FEDERAL DEPOSIT INSURANCE v. HILLCREST ASSOC

Supreme Court of Connecticut (1995)

Facts

Issue

Holding — Borden, J.

Rule

Reasoning

Deep Dive: How the Court Reached Its Decision

Legislative Intent

The Supreme Court of Connecticut established that the thirty-day time limitation in General Statutes § 49-14(a) was not intended by the legislature to act as a subject matter jurisdictional bar. The court emphasized that the wording of the statute did not convey a strong legislative intent to create a jurisdictional barrier, suggesting that the limitation could be waived by the parties involved. By examining the statutory language, the court noted that it was less emphatic compared to other statutes that had been recognized as jurisdictional. Furthermore, the court referenced the legislative history, which indicated that prior iterations of similar time limitations had not been treated as jurisdictional. As a result, the court concluded that the thirty-day time period was mandatory but could be waived through consent or agreement of the parties involved.

Historical Context

The court analyzed the historical context of § 49-14(a), noting that prior to its enactment, the law did not allow for deficiency judgments after a strict foreclosure, as such a judgment would extinguish the mortgagee's remedies. The legislative changes in 1833, which allowed for deficiency judgments, did not imply that subsequent time limitations would create jurisdictional barriers. The court pointed out that from 1902 onwards, the time limitations for seeking deficiency judgments had not been interpreted as jurisdictional, thereby establishing a precedent that the legislature likely intended to maintain. This historical perspective reinforced the notion that the thirty-day limitation was meant to be a procedural requirement rather than a jurisdictional constraint. Consequently, the court found no compelling reason to interpret the newer statute as a departure from established principles regarding deficiency judgments.

Consent and Waiver

The court noted that the defendants had effectively consented to the timeline set forth in the District Court's judgment by failing to object to it at any point. This lack of objection indicated that the defendants waived any claims regarding the timeliness of the FDIC's motion for a deficiency judgment. The court stressed the importance of consent in this context, stating that the defendants were bound by the agreed-upon timeline which included the specific date for filing a deficiency judgment motion. By consenting to the judgment of strict foreclosure, which outlined the deadlines, the defendants effectively acknowledged the procedural requirements without raising any objections until after the fact. Therefore, their subsequent challenge to the timing of the motion was viewed as inconsistent with their earlier conduct.

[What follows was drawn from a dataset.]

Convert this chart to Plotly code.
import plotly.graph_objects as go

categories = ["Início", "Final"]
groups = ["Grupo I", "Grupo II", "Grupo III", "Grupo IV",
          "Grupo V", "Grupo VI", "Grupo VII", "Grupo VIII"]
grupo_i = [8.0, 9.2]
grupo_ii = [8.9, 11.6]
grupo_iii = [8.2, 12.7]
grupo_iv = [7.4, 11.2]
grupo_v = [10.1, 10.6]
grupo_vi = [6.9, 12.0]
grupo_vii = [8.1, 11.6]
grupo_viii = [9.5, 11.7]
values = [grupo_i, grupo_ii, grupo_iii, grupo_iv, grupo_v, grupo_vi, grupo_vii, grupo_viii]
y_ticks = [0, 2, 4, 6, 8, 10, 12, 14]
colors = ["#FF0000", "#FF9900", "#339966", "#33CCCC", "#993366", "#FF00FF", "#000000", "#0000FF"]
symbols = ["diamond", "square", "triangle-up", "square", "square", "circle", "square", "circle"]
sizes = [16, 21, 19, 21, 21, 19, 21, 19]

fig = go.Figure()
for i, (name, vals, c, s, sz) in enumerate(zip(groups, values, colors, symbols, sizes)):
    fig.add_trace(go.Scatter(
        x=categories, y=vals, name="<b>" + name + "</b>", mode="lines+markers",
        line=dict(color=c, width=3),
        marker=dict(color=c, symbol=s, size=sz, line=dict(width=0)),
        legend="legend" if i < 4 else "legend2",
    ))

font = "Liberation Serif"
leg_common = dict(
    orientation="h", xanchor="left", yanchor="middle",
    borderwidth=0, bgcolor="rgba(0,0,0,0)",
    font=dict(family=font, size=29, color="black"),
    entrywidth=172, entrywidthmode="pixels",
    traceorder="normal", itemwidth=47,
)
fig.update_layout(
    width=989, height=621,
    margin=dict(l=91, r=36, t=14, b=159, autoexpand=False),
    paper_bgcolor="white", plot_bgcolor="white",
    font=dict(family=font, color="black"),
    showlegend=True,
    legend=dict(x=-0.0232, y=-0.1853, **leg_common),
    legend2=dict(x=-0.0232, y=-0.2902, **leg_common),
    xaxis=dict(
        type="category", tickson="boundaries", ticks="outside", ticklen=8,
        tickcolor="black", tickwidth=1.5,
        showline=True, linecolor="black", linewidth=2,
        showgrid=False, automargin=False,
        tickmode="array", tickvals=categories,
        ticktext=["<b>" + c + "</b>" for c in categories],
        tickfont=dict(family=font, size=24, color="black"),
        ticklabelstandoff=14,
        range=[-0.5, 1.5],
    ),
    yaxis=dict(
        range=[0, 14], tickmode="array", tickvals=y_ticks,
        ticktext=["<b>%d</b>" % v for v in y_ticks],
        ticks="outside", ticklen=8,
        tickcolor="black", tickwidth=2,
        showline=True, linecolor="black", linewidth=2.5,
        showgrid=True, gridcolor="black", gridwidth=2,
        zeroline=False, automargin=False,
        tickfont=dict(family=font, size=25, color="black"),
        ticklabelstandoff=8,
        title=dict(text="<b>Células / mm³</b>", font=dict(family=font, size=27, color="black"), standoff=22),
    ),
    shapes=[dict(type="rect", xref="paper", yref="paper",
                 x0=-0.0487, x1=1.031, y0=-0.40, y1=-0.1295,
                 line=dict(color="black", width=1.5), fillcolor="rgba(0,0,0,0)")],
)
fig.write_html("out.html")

Nature of the Time Limitation

The court classified the thirty-day time limitation in § 49-14(a) as mandatory but not jurisdictional, signifying that while it must be complied with, it could be subject to waiver by the parties. This distinction was crucial, as it meant that the court retained the authority to rule on the motion for a deficiency judgment despite the timing issue. The court clarified that the time limitation served as a guideline to ensure timely proceedings rather than as an inflexible rule that could strip the court of its jurisdiction. The ruling acknowledged that, while adherence to the statutory timeline was important, the equitable nature of foreclosure proceedings allowed for flexibility when parties consented or failed to object. As such, the court aimed to balance the procedural requirements with the principles of fairness and equity inherent in foreclosure actions.

Conclusion of the Court

Ultimately, the Supreme Court of Connecticut concluded that the District Court possessed jurisdiction to rule on the FDIC's motion for a deficiency judgment, regardless of the timing of its filing. The court's analysis underscored the importance of legislative intent, historical context, and the parties' conduct in determining the nature of the time limitation. The ruling clarified that the thirty-day limitation was not a rigid barrier but rather a guideline that could be waived through consent, which had occurred in this case. This decision reaffirmed the court's commitment to equitable principles within foreclosure law, allowing for a more just resolution to the proceedings. By establishing this precedent, the court provided clarity on the treatment of time limitations in deficiency judgment motions and reinforced the significance of party consent in judicial proceedings.